Mathematics Question on Vector Algebra

Question

The position vectors of the vertices $A, B$ and $C$ of a triangle are $2\mathbf{i} - 3\mathbf{j} + 3\mathbf{k}, \quad 2\mathbf{i} + 2\mathbf{j} + 3\mathbf{k} \quad \text{and} \quad -\mathbf{i} + \mathbf{j} + 3\mathbf{k}$ respectively.
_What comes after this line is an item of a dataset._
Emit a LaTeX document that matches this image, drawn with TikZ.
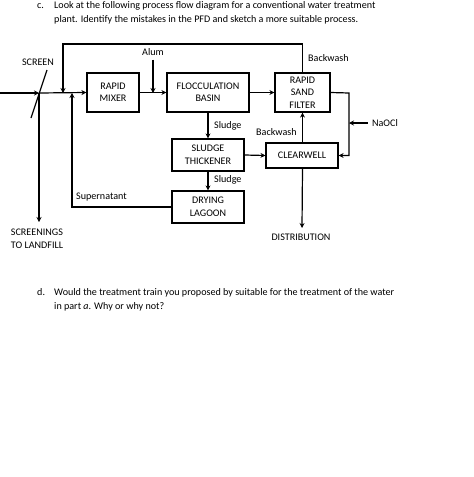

Let $l$ denote the length of the angle bisector $AD$ of $\angle BAC$ where $D$ is on the line segment $BC$ . Then $2l^2$ equals:

Answer 1

Solution

First, find the lengths of $AB$ and $AC$ :
$\vec{AB} = \vec{B} - \vec{A} = (2 - 2)\hat{i} + (2 + 3)\hat{j} + (3 - 3)\hat{k} = 0\hat{i} + 5\hat{j} + 0\hat{k}.$

$|\vec{AB}| = \sqrt{0^2 + 5^2 + 0^2} = 5.$

$\vec{AC} = \vec{C} - \vec{A} = (-1 - 2)\hat{i} + (1 + 3)\hat{j} + (3 - 3)\hat{k} = -3\hat{i} + 4\hat{j} + 0\hat{k}.$

$|\vec{AC}| = \sqrt{(-3)^2 + 4^2 + 0^2} = 5.$

Since $AB = AC$ , triangle $ABC$ is isosceles. The midpoint $D$ of $BC$ is given by:

$\vec{D} = \frac{\vec{B} + \vec{C}}{2} = \frac{(2\hat{i} + 2\hat{j} + 3\hat{k}) + (-\hat{i} + 3\hat{j} + 3\hat{k})}{2} = \frac{\hat{i} + 5\hat{j} + 6\hat{k}}{2} = \frac{1}{2}\hat{i} + \frac{5}{2}\hat{j} + 3\hat{k}.$

The length of the angle bisector $\ell$ is given by:

$\ell = |\vec{A} - \vec{D}| = \left|2\hat{i} - 3\hat{j} - 3\hat{k} - \left(\frac{1}{2}\hat{i} + \frac{5}{2}\hat{j} + 3\hat{k}\right)\right|.$

$\ell = \left|\frac{3}{2}\hat{i} - \frac{9}{2}\hat{j} - \frac{9}{2}\hat{k}\right| = \sqrt{\left(\frac{3}{2}\right)^2 + \left(-\frac{9}{2}\right)^2 + \left(-\frac{9}{2}\right)^2}.$

$\ell = \sqrt{\frac{9}{4} + \frac{81}{4} + \frac{81}{4}} = \sqrt{\frac{171}{4}} = \frac{\sqrt{45}}{2}.$

Calculating $2\ell^2$ :
$2\ell^2 = 2 \times \left(\frac{\sqrt{45}}{2}\right)^2 = 45.$

The Correct answer is: 45